Novas Histórias do Tempo da Velha Escola (CDX)

Serra Branca, 14 de janeiro de 2041

Em meados de janeiro de 2021, no dia em que Portugal registava novos máximos diários de mortalidade, o diretor de serviço de medicina intensiva de um hospital apelava ao encerramento das escolas. Dizia ser “uma medida “contra” a sua “convicção natural”, mas “essencial” num momento preocupante:

“Advogo o encerramento das escolas na totalidade. Isto é algo completamente contra o meu coração.

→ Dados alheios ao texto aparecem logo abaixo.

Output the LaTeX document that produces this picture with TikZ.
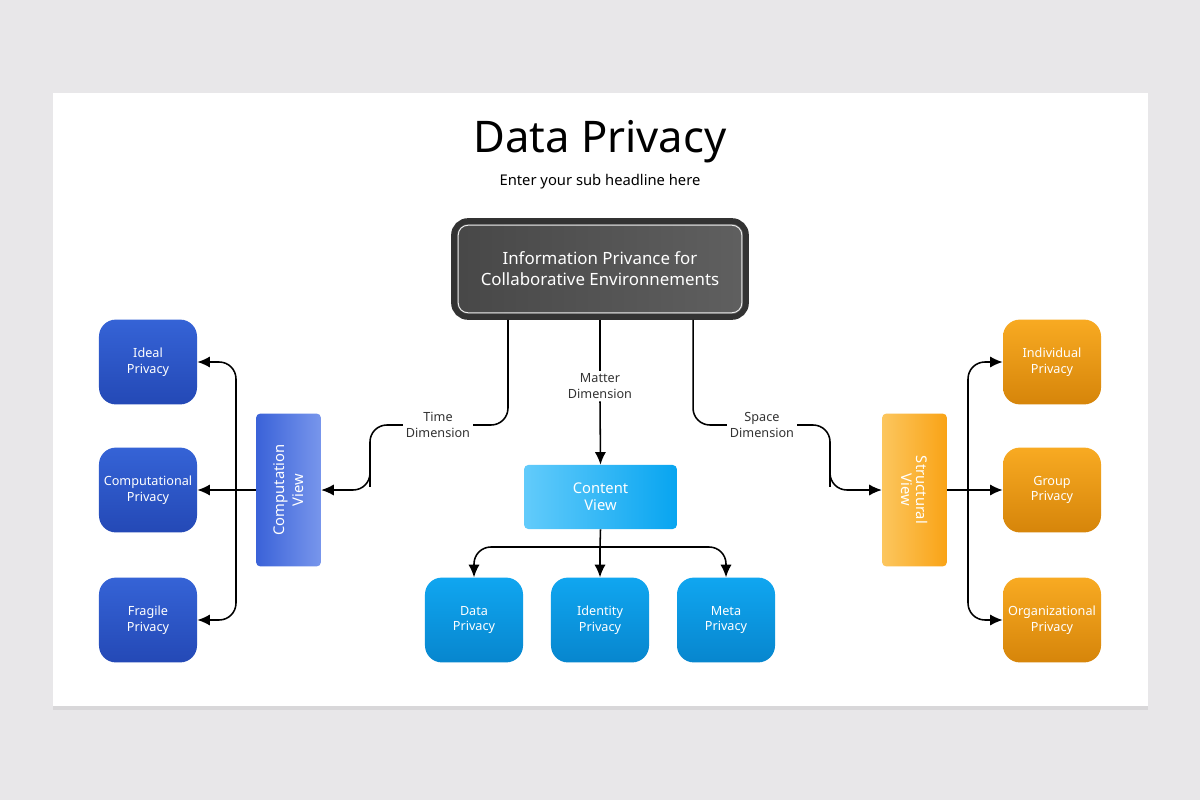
\documentclass[tikz,border=0pt]{standalone}
\usepackage{fontspec}
\setmainfont{Noto Sans}
\usetikzlibrary{positioning,shadows,arrows.meta}
\definecolor{pagegray}{HTML}{E8E7E9}
\definecolor{darkbox}{HTML}{333333}
\definecolor{blueA}{HTML}{3563D6}
\definecolor{blueB}{HTML}{2449B6}
\definecolor{viewA}{HTML}{7896EC}
\definecolor{viewB}{HTML}{3A62D8}
\definecolor{skyA}{HTML}{62CBFB}
\definecolor{skyB}{HTML}{08A5F0}
\definecolor{cyanA}{HTML}{10A6F0}
\definecolor{cyanB}{HTML}{0786CE}
\definecolor{orA}{HTML}{F8AA22}
\definecolor{orB}{HTML}{D6850A}
\definecolor{yelA}{HTML}{FCC65E}
\definecolor{yelB}{HTML}{F9A316}

\tikzset{%
  % boxes
  leaf/.style = {rectangle, rounded corners=12pt, minimum width=2.45cm, minimum height=2.12cm, align=center, text=white, font=\fontsize{9}{11}\selectfont, inner sep=2pt},
  blueleaf/.style = {leaf, top color=blueA, bottom color=blueB},
  cyanleaf/.style = {leaf, top color=cyanA, bottom color=cyanB},
  orangeleaf/.style = {leaf, top color=orA, bottom color=orB},
  view/.style = {rectangle, rounded corners=3pt, minimum width=1.62cm, minimum height=3.82cm, text=white, font=\bfseries\fontsize{10.5}{12}\selectfont, align=center},
  dimlabel/.style = {align=center, font=\bfseries\fontsize{9}{11}\selectfont, text=black!80, inner sep=2pt},
  conn/.style = {line width=1.1pt, black, rounded corners=12pt},
  arr/.style = {conn, -{Latex[length=9pt,width=8pt]}},
}

\begin{document}
\begin{tikzpicture}[x=0.025cm, y=-0.025cm]
    % background and card
    \fill[pagegray] (0,0) rectangle (1200,800);
    \useasboundingbox (0,0) rectangle (1200,800);
    \fill[white, drop shadow={opacity=0.15, shadow xshift=0pt, shadow yshift=-3pt}] (53,93) rectangle (1148,706);

    % heading
    \node (title) at (600,142) {\fontsize{31}{36}\selectfont Data Privacy};
    \node (sub)   at (600,182) {\fontsize{10.5}{12}\selectfont Enter your sub headline here};

    % main box
    \node (top) [rectangle, rounded corners=10pt, minimum width=7.3cm, minimum height=2.4cm, left color=darkbox!90, right color=gray!75!black, draw=darkbox, line width=4pt, text=white, font=\bfseries\fontsize{12}{15}\selectfont, align=center] at (600,269) {Information Privance for\\Collaborative Environnements};
    \draw[white!85!gray, line width=0.7pt, rounded corners=7pt] ([shift={(5pt,-5pt)}]top.north west) rectangle ([shift={(-5pt,5pt)}]top.south east);

    % dimension labels
    \node (time)   [dimlabel] at (438,425) {Time\\Dimension};
    \node (matter) [dimlabel] at (600,386) {Matter\\Dimension};
    \node (space)  [dimlabel] at (762,425) {Space\\Dimension};

    % views
    \node (comp)    [view, left color=viewB, right color=viewA] at (288.5,490) {\rotatebox{90}{\shortstack{Computation\\View}}};
    \node (content) [view, minimum width=3.82cm, minimum height=1.6cm, left color=skyA, right color=skyB] at (600.5,497) {Content\\View};
    \node (struct)  [view, left color=yelA, right color=yelB] at (914.5,490) {\rotatebox{-90}{\shortstack{Structural\\View}}};

    % leaves
    \node (ideal)  [blueleaf] at (148,362) {Ideal\\Privacy};
    \node (compu)  [blueleaf] at (148,490) {Computational\\Privacy};
    \node (frag)   [blueleaf] at (148,620) {Fragile\\Privacy};
    \node (data)   [cyanleaf] at (474,620) {Data\\Privacy};
    \node (ident)  [cyanleaf] at (600,620) {Identity\\Privacy};
    \node (meta)   [cyanleaf] at (726,620) {Meta\\Privacy};
    \node (indiv)  [orangeleaf] at (1052,362) {Individual\\Privacy};
    \node (group)  [orangeleaf] at (1052,490) {Group\\Privacy};
    \node (organ)  [orangeleaf] at (1052,620) {Organizational\\Privacy};

    % top box to dimensions
    \draw[conn] ([xshift=-2.3cm]top.south) |- (time.east);
    \draw[conn] (top.south) -- (matter.north);
    \draw[conn] ([xshift=2.325cm]top.south) |- (space.west);

    % dimensions to views
    \draw[arr] (time.west) -| (370,470) |- (comp.east);
    \draw[arr] (matter.south) -- (content.north);
    \draw[arr] (space.east) -| (830,470) |- (struct.west);

    % computation view to leaves
    \draw[arr] (comp.west) -- (compu.east);
    \draw[arr] (236,490) |- (ideal.east);
    \draw[arr] (236,490) |- (frag.east);

    % content view to leaves
    \draw[conn] (content.south) -- (600,547);
    \draw[arr] (600,547) -| (data.north);
    \draw[arr] (600,547) -- (ident.north);
    \draw[arr] (600,547) -| (meta.north);

    % structural view to leaves
    \draw[arr] (struct.east) -- (group.west);
    \draw[arr] (968,490) |- (indiv.west);
    \draw[arr] (968,490) |- (organ.west);
\end{tikzpicture}
\end{document}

Defendo isso porque estamos numa situação hiper grave (…) temos agora a nova variante do vírus que parece ter maior transmissibilidade entre os mais novos do que a variante mais comum. Já se perderam alguns dias preciosos”.

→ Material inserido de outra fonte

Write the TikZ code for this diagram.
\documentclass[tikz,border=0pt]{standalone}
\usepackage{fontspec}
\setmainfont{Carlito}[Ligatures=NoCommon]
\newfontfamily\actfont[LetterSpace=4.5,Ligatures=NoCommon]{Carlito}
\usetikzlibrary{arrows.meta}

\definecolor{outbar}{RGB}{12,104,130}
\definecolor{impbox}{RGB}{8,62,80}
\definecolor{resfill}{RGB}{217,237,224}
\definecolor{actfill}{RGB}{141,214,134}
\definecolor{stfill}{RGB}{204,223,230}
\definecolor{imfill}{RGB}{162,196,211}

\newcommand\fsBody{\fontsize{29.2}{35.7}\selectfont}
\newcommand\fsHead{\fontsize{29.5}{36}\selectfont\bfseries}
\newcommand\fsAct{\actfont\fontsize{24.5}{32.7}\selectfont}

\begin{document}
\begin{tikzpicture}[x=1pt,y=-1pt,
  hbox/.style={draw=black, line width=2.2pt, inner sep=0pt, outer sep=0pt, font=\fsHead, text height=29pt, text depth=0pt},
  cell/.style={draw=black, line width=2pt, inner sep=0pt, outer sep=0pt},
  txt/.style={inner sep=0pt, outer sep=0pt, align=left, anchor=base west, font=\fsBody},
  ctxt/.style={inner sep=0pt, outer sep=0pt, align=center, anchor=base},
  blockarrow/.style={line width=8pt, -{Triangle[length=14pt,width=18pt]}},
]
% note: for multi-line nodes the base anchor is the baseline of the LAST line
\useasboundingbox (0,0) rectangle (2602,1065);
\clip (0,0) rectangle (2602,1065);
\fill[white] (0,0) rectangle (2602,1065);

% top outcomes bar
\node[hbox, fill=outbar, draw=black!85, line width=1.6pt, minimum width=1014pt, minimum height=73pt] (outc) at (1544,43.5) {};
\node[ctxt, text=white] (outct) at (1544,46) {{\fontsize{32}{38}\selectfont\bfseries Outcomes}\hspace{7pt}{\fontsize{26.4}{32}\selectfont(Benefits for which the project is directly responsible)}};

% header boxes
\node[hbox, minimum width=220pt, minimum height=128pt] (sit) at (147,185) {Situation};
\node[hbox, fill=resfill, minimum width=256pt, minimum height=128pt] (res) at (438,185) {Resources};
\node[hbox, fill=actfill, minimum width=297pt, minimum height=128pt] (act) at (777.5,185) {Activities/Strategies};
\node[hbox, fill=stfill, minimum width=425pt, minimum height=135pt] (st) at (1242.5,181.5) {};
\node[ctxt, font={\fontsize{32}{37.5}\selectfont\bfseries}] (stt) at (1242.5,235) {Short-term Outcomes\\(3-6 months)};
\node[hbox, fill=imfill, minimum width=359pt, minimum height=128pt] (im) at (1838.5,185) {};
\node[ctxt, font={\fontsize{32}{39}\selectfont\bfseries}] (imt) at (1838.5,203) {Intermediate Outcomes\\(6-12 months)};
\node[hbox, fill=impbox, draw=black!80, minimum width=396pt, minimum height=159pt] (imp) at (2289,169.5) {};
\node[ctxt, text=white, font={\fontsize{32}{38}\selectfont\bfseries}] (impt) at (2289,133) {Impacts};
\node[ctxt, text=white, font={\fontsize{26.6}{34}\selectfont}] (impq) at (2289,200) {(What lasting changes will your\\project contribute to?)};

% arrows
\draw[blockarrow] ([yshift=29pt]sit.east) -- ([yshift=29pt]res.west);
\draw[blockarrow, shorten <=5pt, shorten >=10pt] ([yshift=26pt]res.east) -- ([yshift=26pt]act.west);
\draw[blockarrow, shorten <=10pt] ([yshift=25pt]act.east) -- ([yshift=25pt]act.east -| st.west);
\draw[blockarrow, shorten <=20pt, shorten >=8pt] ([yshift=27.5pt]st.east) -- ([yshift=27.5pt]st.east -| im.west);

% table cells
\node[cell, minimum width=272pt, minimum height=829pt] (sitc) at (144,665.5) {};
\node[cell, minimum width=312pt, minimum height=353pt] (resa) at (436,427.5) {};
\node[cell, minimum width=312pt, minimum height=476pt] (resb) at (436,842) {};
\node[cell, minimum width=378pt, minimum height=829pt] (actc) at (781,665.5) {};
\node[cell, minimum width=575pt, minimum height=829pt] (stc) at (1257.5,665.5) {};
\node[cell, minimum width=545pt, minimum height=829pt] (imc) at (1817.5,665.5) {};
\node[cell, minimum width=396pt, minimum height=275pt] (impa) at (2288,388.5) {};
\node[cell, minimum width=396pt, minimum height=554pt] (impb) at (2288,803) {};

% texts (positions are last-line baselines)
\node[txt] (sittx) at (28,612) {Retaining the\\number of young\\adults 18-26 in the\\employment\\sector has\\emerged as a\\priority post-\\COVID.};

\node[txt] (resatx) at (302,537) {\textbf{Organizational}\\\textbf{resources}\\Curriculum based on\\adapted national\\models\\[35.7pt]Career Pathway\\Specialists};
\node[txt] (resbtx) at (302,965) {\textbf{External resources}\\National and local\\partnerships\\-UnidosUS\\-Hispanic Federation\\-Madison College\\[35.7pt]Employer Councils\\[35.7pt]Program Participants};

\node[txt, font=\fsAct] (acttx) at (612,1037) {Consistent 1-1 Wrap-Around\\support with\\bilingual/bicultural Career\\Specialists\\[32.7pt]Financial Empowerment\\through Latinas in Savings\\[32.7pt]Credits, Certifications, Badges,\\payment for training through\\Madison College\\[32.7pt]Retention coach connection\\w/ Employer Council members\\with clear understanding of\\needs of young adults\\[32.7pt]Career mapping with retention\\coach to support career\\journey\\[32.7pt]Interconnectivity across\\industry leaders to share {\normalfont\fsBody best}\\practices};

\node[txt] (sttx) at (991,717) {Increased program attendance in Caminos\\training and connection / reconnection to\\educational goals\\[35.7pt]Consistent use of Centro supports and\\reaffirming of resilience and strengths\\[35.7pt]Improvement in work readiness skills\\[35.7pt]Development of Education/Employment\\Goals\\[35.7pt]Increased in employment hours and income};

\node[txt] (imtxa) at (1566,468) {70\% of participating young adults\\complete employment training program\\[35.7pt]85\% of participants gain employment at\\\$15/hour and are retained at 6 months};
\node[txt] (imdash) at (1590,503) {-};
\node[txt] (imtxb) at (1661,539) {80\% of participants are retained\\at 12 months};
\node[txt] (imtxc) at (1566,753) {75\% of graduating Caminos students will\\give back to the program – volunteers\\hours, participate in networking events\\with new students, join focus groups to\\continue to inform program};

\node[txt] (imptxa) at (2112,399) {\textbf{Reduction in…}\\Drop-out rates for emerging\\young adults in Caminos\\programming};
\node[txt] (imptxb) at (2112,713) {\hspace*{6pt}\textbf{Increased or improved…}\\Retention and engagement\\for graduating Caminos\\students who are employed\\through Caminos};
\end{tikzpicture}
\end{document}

O clínico mostrava-se crítico da ideia de que o confinamento destruía a economia:

“É o mau desconfinamento que leva ao ‘lockdown”. Não existem razões socioeconómicas para não aderir ao confinamento”. 

Defensor de uma boa comunicação e de mensagens não contraditórias, esse médico instou os líderes a sensibilizarem os cidadãos com esta mensagem:

“A resposta à pandemia é a montante, ou seja, no comportamento. Espero que a sociedade perceba que tem de confinar”

Entretanto, o ministro da educação, deixava bem claro que as escolas deveriam ficar abertas, alegando que o seu encerramento iria prejudicar “irremediável e precipitadamente” o percurso de aprendizagem dos alunos mais frágeis. 

Um ministro ignorante das coisas da medicina contrariava as autoridades de Saúde. E até mesmo da Educação, porque, quer os alunos “mais frágeis”, quer os “mais fortes” e os “mais ou menos fortes e fracos”, seriam efetivamente prejudicados pelo regresso às aulas. Na escola da ensinagem, todos saiam prejudicados, do “mais fraco” (no dizer do ministro) ao “mais forte”. 

“O custo do encerramento das escolas é bem superior ao risco” – afirmava o equivocado ministro. 

O país estava a passar por uma onda de frio. Temperaturas negativas marcaram o janeiro de há vinte anos, tempo propício à propagação do vírus. Para além dos malefícios da ensinagem, a reabertura das escolas era causa de outros malefícios. E muitas mães se insurgiram contra o devaneio ministerial. De uma delas recebi esta mensagem:

“As crianças estão a passar muito frio nas salas de aula. Com o frio, nem conseguem pensar. Ontem, tive de ir comprar um casaco ainda mais quente para o meu filho. Quando o fui buscar, era já noite e estavam cinco graus na rua. O meu filho tinha os dedos dormentes do frio, não os conseguia mexer. Como pode uma criança aprender nesse estado? O conforto é um dos estados fundamentais para que o corpo a mente e o espírito estejam ativos. 

Quando não deixam que fechem as portas e as janelas das salas, as crianças podem não ficar infetadas com covid, mas muitas vão ficar constipadas nestas condições de gelo. Como é que este governo não consegue entender?” 

No Brasil, a gestão da crise era caótica. Políticos trocavam acusações. Uns diziam que autoridades locais deixaram acabar o oxigênio e que pessoas morreram asfixiadas, em decorrência desse fato. Outros desistiram de aconselhar vermífugo antes considerado eficaz contra o vírus. Ninguém se entendia. E a manipulação política da crise fazia com que o número de vítimas da covid-19 aumentasse assustadoramente. 

Em janeiro, estávamos colhendo os efeitos das grandes aglomerações do Natal e do Ano Novo. Num país à deriva, o desgoverno e a inconsciência de grande parte da população produziram uma tragédia de que, somente hoje, à distância de vinte anos, somos capazes de avaliar. E foi mesmo uma tragédia. Uma tragédia evitável… se fosse outra a educação, se outra fosse a escola.